JOB => Quote the data below in full, minus the images.

ROWS =>
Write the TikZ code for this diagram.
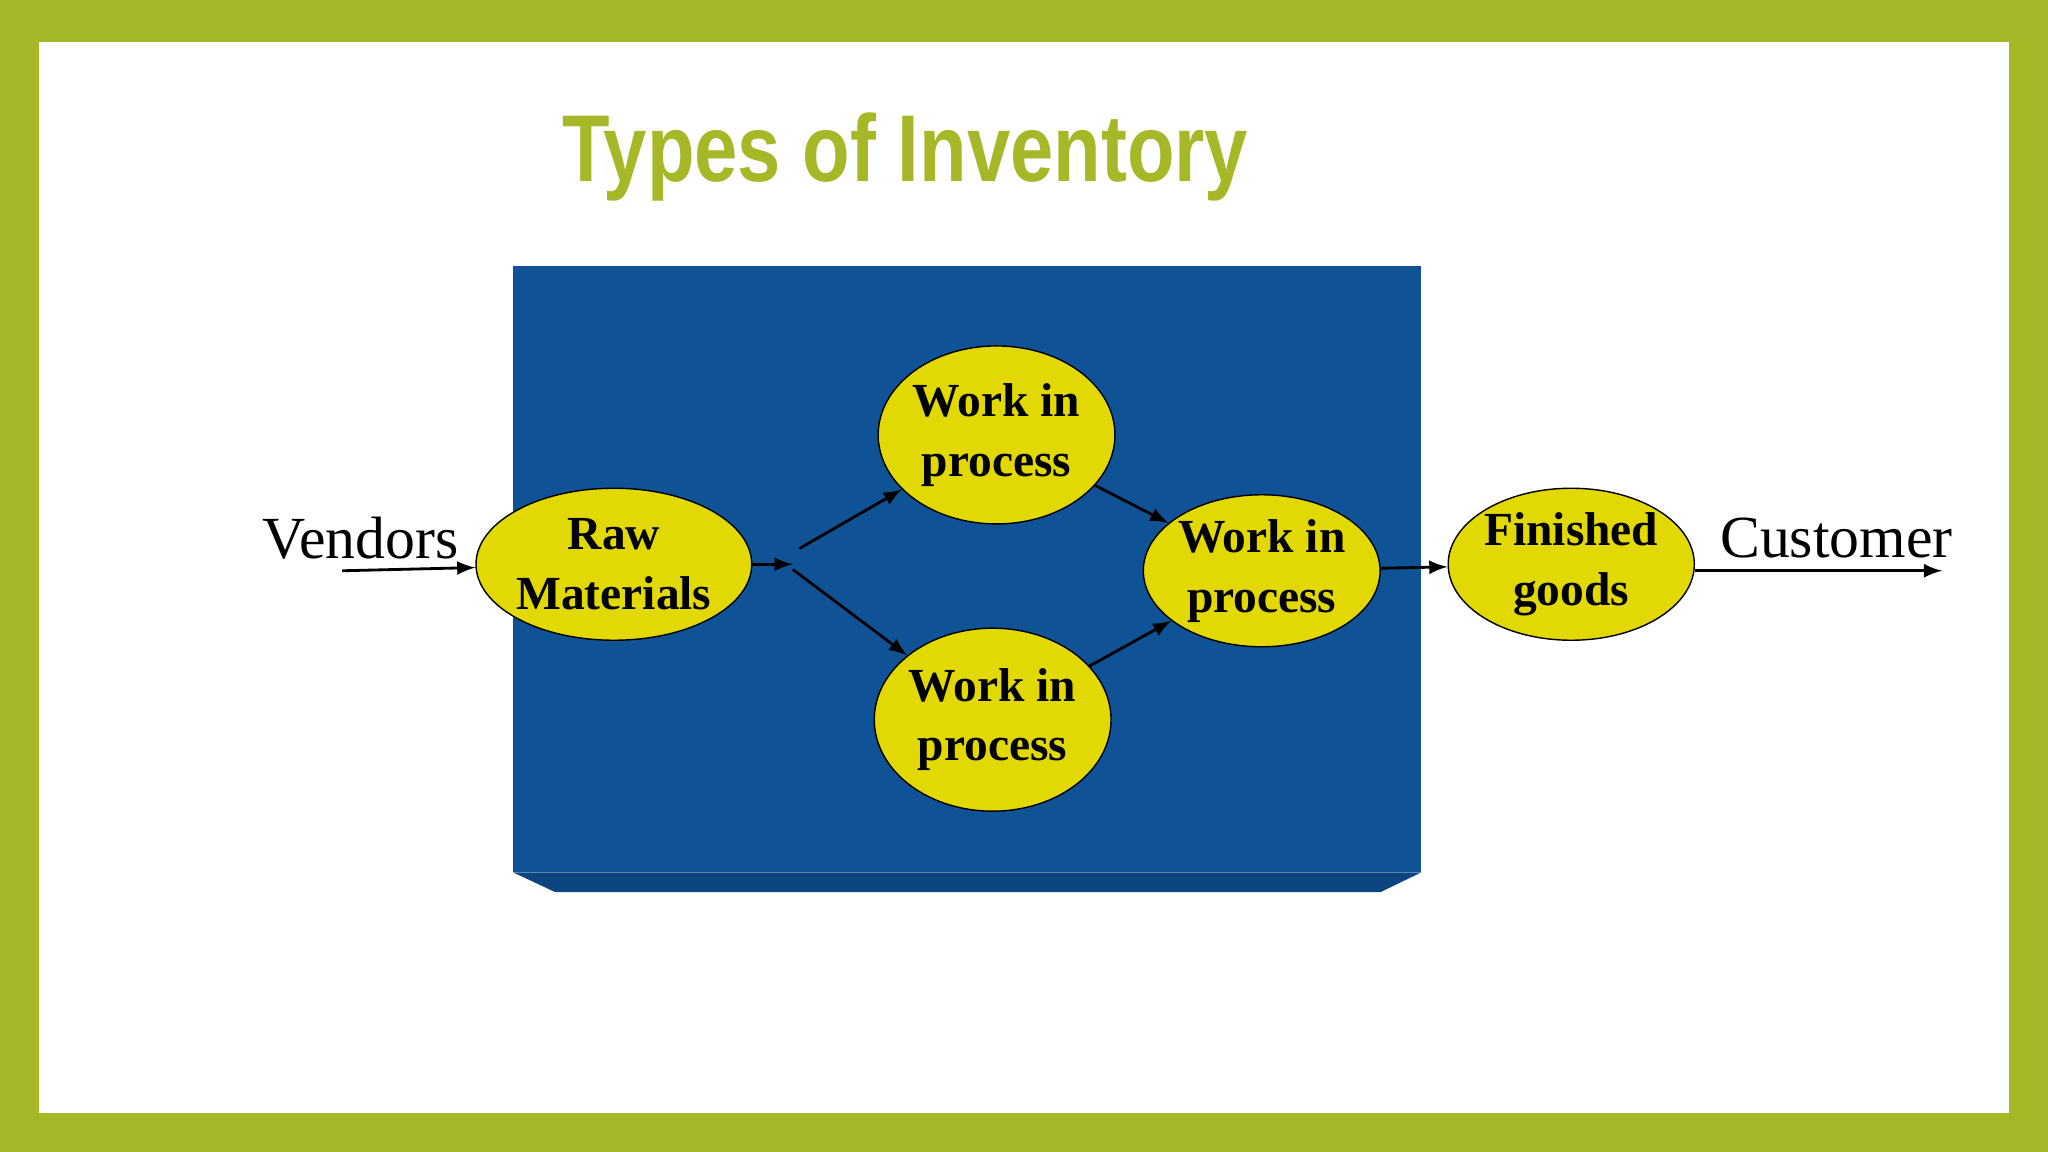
\documentclass[tikz,border=0pt]{standalone}
\usetikzlibrary{shapes.geometric}
\usepackage{fontspec}
\setmainfont{Liberation Serif}
\newfontfamily\titlefont{Liberation Sans}
\definecolor{frame}{HTML}{A6B828}
\definecolor{panel}{HTML}{0F5396}
\definecolor{panelb}{HTML}{0C457F}
\definecolor{disk}{HTML}{E1D804}
\begin{document}
\begin{tikzpicture}[>=latex, x=0.01306cm, y=-0.01306cm]
	\tikzset{
		stage/.style={ellipse, draw=black, fill=disk, minimum width=1.78cm, minimum height=1.52cm,
			inner sep=0pt, align=center, font=\fontsize{13.5}{17}\selectfont\bfseries},
		flow/.style={->, thick}
	}
	\fill[frame] (0,0) rectangle (1568,882);
	\fill[white] (30,32) rectangle (1538,852);

	\node[text=frame, font=\titlefont\fontsize{27}{30}\selectfont\bfseries, xscale=0.82]
	(title) at (693,120) {Types of Inventory};

	\fill[panelb] (393,668) -- (425,683) -- (1057,683) -- (1088,668) -- cycle;
	\fill[panel] (393,204) rectangle (1088,668);

	\node[stage] (raw) at (470,432) {Raw\\Materials};
	\node[stage, minimum height=1.78cm] (wipa) at (763,333) {Work in\\process};
	\node[stage, minimum height=1.83cm] (wipb) at (760,551) {Work in\\process};
	\node[stage] (wipc) at (966,437) {Work in\\process};
	\node[stage] (fin) at (1203,432) {Finished\\goods};

	\node[font=\fontsize{17}{20}\selectfont] (vend) at (276,412) {Vendors};
	\node[font=\fontsize{17}{20}\selectfont] (cust) at (1406,412) {Customer};

	\coordinate (vin) at (262,437);
	\coordinate (split) at (607,432);
	\coordinate (cout) at (1487,437);

	\draw[flow] (vin) -- (raw);
	\draw[flow] (raw) -- (split);
	\draw[flow] (612,420) -- (wipa);
	\draw[flow] (607,436) -- (wipb);
	\draw[flow] (wipa) -- (wipc);
	\draw[flow] (wipb) -- (wipc);
	\draw[flow] (wipc) -- (fin);
	\draw[flow] (fin.east |- cout) -- (cout);
\end{tikzpicture}
\end{document}
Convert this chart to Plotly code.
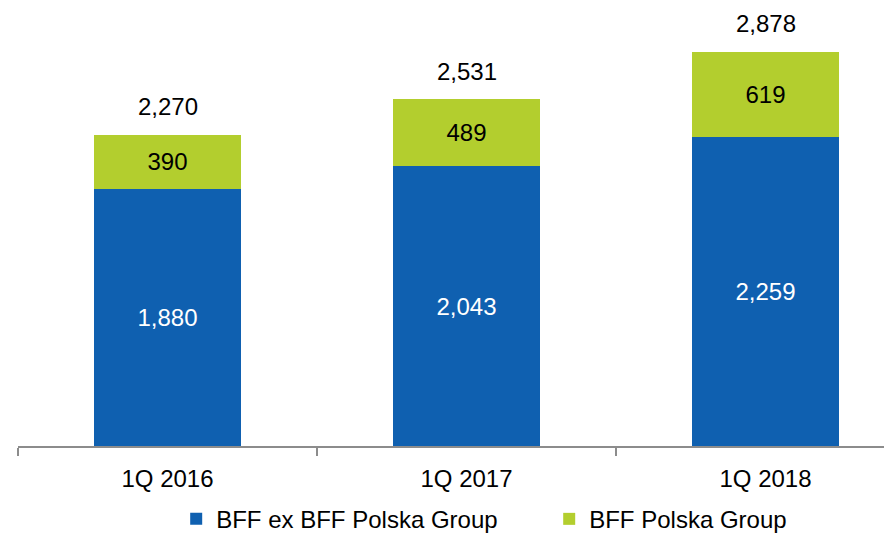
import plotly.graph_objects as go

categories = ["1Q 2016", "1Q 2017", "1Q 2018"]
bff_ex = [1880, 2043, 2259]
bff_polska = [390, 489, 619]
totals = [2270, 2531, 2878]

BLUE = "#0F60B0"
GREEN = "#B3CE2E"
FONT = "Liberation Sans"
FS = 24

x = list(range(len(categories)))

fig = go.Figure()
fig.add_trace(go.Bar(
    x=x, y=bff_ex, name="BFF ex BFF Polska Group",
    marker=dict(color=BLUE, line=dict(width=0)), width=0.49,
    texttemplate="%{y:,}", textposition="inside", insidetextanchor="middle",
    textfont=dict(color="white", size=FS, family=FONT),
))
fig.add_trace(go.Bar(
    x=x, y=bff_polska, name="BFF Polska Group",
    marker=dict(color=GREEN, line=dict(width=0)), width=0.49,
    texttemplate="%{y:,}", textposition="inside", insidetextanchor="middle",
    textfont=dict(color="black", size=FS, family=FONT),
))

for xi, t in zip(x, totals):
    fig.add_annotation(x=xi, y=t, text=f"{t:,}", showarrow=False,
                       yanchor="bottom", yshift=13,
                       font=dict(size=FS, color="black", family=FONT))

fig.update_layout(
    barmode="stack",
    width=884, height=528,
    margin=dict(l=10, r=0, t=2, b=90, autoexpand=False),
    paper_bgcolor="white", plot_bgcolor="white",
    font=dict(family=FONT, size=FS, color="black"),
    legend=dict(orientation="h", x=0.181, xanchor="left", y=-0.168, yanchor="middle",
                traceorder="normal",
                font=dict(size=FS, family=FONT), itemwidth=30,
                entrywidth=328, entrywidthmode="pixels",
                bgcolor="rgba(0,0,0,0)"),
    showlegend=True,
)
fig.update_xaxes(
    range=[-0.5, 2.423], tickvals=x, ticktext=categories, ticks="",
    showline=True, linecolor="#8C8C8C", linewidth=1.5, showgrid=False, zeroline=False,
    tickfont=dict(size=FS, family=FONT), ticklabelstandoff=10, automargin=False,
    minor=dict(tick0=-0.5, dtick=1, ticks="outside", ticklen=8, tickcolor="#8C8C8C", tickwidth=1.5, showgrid=False),
)
fig.update_yaxes(range=[0, 3185], visible=False, showgrid=False, automargin=False)

fig.write_html("out.html")
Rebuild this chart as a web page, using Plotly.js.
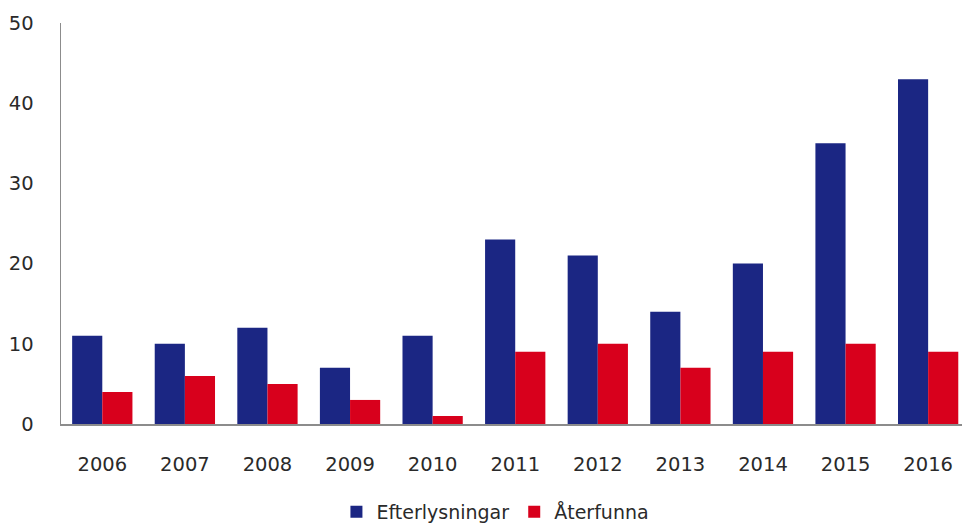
<!DOCTYPE html>
<html>
<head>
<meta charset="utf-8">
<script src="https://cdn.plot.ly/plotly-3.0.1.min.js"></script>
<style>html,body{margin:0;padding:0;background:#fff;}#chart{width:962px;height:526px;}</style>
</head>
<body>
<div id="chart"></div>
<script>
const years = ["2006","2007","2008","2009","2010","2011","2012","2013","2014","2015","2016"];
const efterlysningar = [11,10,12,7,11,23,21,14,20,35,43];
const aterfunna = [4,6,5,3,1,9,10,7,9,10,9];
const yTicks = [0,10,20,30,40,50];

const font = {family: "DejaVu Sans, Verdana, sans-serif", size: 19.5, color: "#2a2a2a"};
const legendFont = {family: "DejaVu Sans, Verdana, sans-serif", size: 19, color: "#2a2a2a"};

const data = [
  {type: "bar", name: "Efterlysningar", x: years, y: efterlysningar, marker: {color: "#1b2683"}},
  {type: "bar", name: "Återfunna", x: years, y: aterfunna, marker: {color: "#d8001c"}}
];

const layout = {
  width: 962, height: 526,
  margin: {l: 61, r: 0, t: 23, b: 102},
  paper_bgcolor: "#fff", plot_bgcolor: "#fff",
  barmode: "group", bargap: 0.27, bargroupgap: 0,
  font: font,
  showlegend: true,
  legend: {orientation: "h", xref: "container", yref: "container", x: 0.515, xanchor: "center", y: 0.027, yanchor: "middle", font: legendFont, itemwidth: 30, traceorder: "normal"},
  xaxis: {type: "category", range: [-0.5, 10.41], showline: true, linecolor: "#8c8c8c", linewidth: 1.5, showgrid: false, zeroline: false, ticks: "", tickfont: font, ticklabelstandoff: 22},
  yaxis: {range: [0, 50], tickvals: yTicks, showline: true, linecolor: "#8c8c8c", linewidth: 1.5, showgrid: false, zeroline: false, ticks: "", tickfont: font, ticklabelstandoff: 22}
};

Plotly.newPlot("chart", data, layout, {staticPlot: true, displayModeBar: false});
</script>
</body>
</html>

COMPLETE OUTPUT =>
Write the TikZ code for this diagram.
\documentclass[tikz,border=0pt]{standalone}
\usetikzlibrary{shapes.geometric}
\usepackage{fontspec}
\setmainfont{Liberation Serif}
\newfontfamily\titlefont{Liberation Sans}
\definecolor{frame}{HTML}{A6B828}
\definecolor{panel}{HTML}{0F5396}
\definecolor{panelb}{HTML}{0C457F}
\definecolor{disk}{HTML}{E1D804}
\begin{document}
\begin{tikzpicture}[>=latex, x=0.01306cm, y=-0.01306cm]
	\tikzset{
		stage/.style={ellipse, draw=black, fill=disk, minimum width=1.78cm, minimum height=1.52cm,
			inner sep=0pt, align=center, font=\fontsize{13.5}{17}\selectfont\bfseries},
		flow/.style={->, thick}
	}
	\fill[frame] (0,0) rectangle (1568,882);
	\fill[white] (30,32) rectangle (1538,852);

	\node[text=frame, font=\titlefont\fontsize{27}{30}\selectfont\bfseries, xscale=0.82]
	(title) at (693,120) {Types of Inventory};

	\fill[panelb] (393,668) -- (425,683) -- (1057,683) -- (1088,668) -- cycle;
	\fill[panel] (393,204) rectangle (1088,668);

	\node[stage] (raw) at (470,432) {Raw\\Materials};
	\node[stage, minimum height=1.78cm] (wipa) at (763,333) {Work in\\process};
	\node[stage, minimum height=1.83cm] (wipb) at (760,551) {Work in\\process};
	\node[stage] (wipc) at (966,437) {Work in\\process};
	\node[stage] (fin) at (1203,432) {Finished\\goods};

	\node[font=\fontsize{17}{20}\selectfont] (vend) at (276,412) {Vendors};
	\node[font=\fontsize{17}{20}\selectfont] (cust) at (1406,412) {Customer};

	\coordinate (vin) at (262,437);
	\coordinate (split) at (607,432);
	\coordinate (cout) at (1487,437);

	\draw[flow] (vin) -- (raw);
	\draw[flow] (raw) -- (split);
	\draw[flow] (612,420) -- (wipa);
	\draw[flow] (607,436) -- (wipb);
	\draw[flow] (wipa) -- (wipc);
	\draw[flow] (wipb) -- (wipc);
	\draw[flow] (wipc) -- (fin);
	\draw[flow] (fin.east |- cout) -- (cout);
\end{tikzpicture}
\end{document}
Convert this chart to Plotly code.
import plotly.graph_objects as go

categories = ["1Q 2016", "1Q 2017", "1Q 2018"]
bff_ex = [1880, 2043, 2259]
bff_polska = [390, 489, 619]
totals = [2270, 2531, 2878]

BLUE = "#0F60B0"
GREEN = "#B3CE2E"
FONT = "Liberation Sans"
FS = 24

x = list(range(len(categories)))

fig = go.Figure()
fig.add_trace(go.Bar(
    x=x, y=bff_ex, name="BFF ex BFF Polska Group",
    marker=dict(color=BLUE, line=dict(width=0)), width=0.49,
    texttemplate="%{y:,}", textposition="inside", insidetextanchor="middle",
    textfont=dict(color="white", size=FS, family=FONT),
))
fig.add_trace(go.Bar(
    x=x, y=bff_polska, name="BFF Polska Group",
    marker=dict(color=GREEN, line=dict(width=0)), width=0.49,
    texttemplate="%{y:,}", textposition="inside", insidetextanchor="middle",
    textfont=dict(color="black", size=FS, family=FONT),
))

for xi, t in zip(x, totals):
    fig.add_annotation(x=xi, y=t, text=f"{t:,}", showarrow=False,
                       yanchor="bottom", yshift=13,
                       font=dict(size=FS, color="black", family=FONT))

fig.update_layout(
    barmode="stack",
    width=884, height=528,
    margin=dict(l=10, r=0, t=2, b=90, autoexpand=False),
    paper_bgcolor="white", plot_bgcolor="white",
    font=dict(family=FONT, size=FS, color="black"),
    legend=dict(orientation="h", x=0.181, xanchor="left", y=-0.168, yanchor="middle",
                traceorder="normal",
                font=dict(size=FS, family=FONT), itemwidth=30,
                entrywidth=328, entrywidthmode="pixels",
                bgcolor="rgba(0,0,0,0)"),
    showlegend=True,
)
fig.update_xaxes(
    range=[-0.5, 2.423], tickvals=x, ticktext=categories, ticks="",
    showline=True, linecolor="#8C8C8C", linewidth=1.5, showgrid=False, zeroline=False,
    tickfont=dict(size=FS, family=FONT), ticklabelstandoff=10, automargin=False,
    minor=dict(tick0=-0.5, dtick=1, ticks="outside", ticklen=8, tickcolor="#8C8C8C", tickwidth=1.5, showgrid=False),
)
fig.update_yaxes(range=[0, 3185], visible=False, showgrid=False, automargin=False)

fig.write_html("out.html")
Rebuild this chart as a web page, using Plotly.js.
<!DOCTYPE html>
<html>
<head>
<meta charset="utf-8">
<script src="https://cdn.plot.ly/plotly-3.0.1.min.js"></script>
<style>html,body{margin:0;padding:0;background:#fff;}#chart{width:962px;height:526px;}</style>
</head>
<body>
<div id="chart"></div>
<script>
const years = ["2006","2007","2008","2009","2010","2011","2012","2013","2014","2015","2016"];
const efterlysningar = [11,10,12,7,11,23,21,14,20,35,43];
const aterfunna = [4,6,5,3,1,9,10,7,9,10,9];
const yTicks = [0,10,20,30,40,50];

const font = {family: "DejaVu Sans, Verdana, sans-serif", size: 19.5, color: "#2a2a2a"};
const legendFont = {family: "DejaVu Sans, Verdana, sans-serif", size: 19, color: "#2a2a2a"};

const data = [
  {type: "bar", name: "Efterlysningar", x: years, y: efterlysningar, marker: {color: "#1b2683"}},
  {type: "bar", name: "Återfunna", x: years, y: aterfunna, marker: {color: "#d8001c"}}
];

const layout = {
  width: 962, height: 526,
  margin: {l: 61, r: 0, t: 23, b: 102},
  paper_bgcolor: "#fff", plot_bgcolor: "#fff",
  barmode: "group", bargap: 0.27, bargroupgap: 0,
  font: font,
  showlegend: true,
  legend: {orientation: "h", xref: "container", yref: "container", x: 0.515, xanchor: "center", y: 0.027, yanchor: "middle", font: legendFont, itemwidth: 30, traceorder: "normal"},
  xaxis: {type: "category", range: [-0.5, 10.41], showline: true, linecolor: "#8c8c8c", linewidth: 1.5, showgrid: false, zeroline: false, ticks: "", tickfont: font, ticklabelstandoff: 22},
  yaxis: {range: [0, 50], tickvals: yTicks, showline: true, linecolor: "#8c8c8c", linewidth: 1.5, showgrid: false, zeroline: false, ticks: "", tickfont: font, ticklabelstandoff: 22}
};

Plotly.newPlot("chart", data, layout, {staticPlot: true, displayModeBar: false});
</script>
</body>
</html>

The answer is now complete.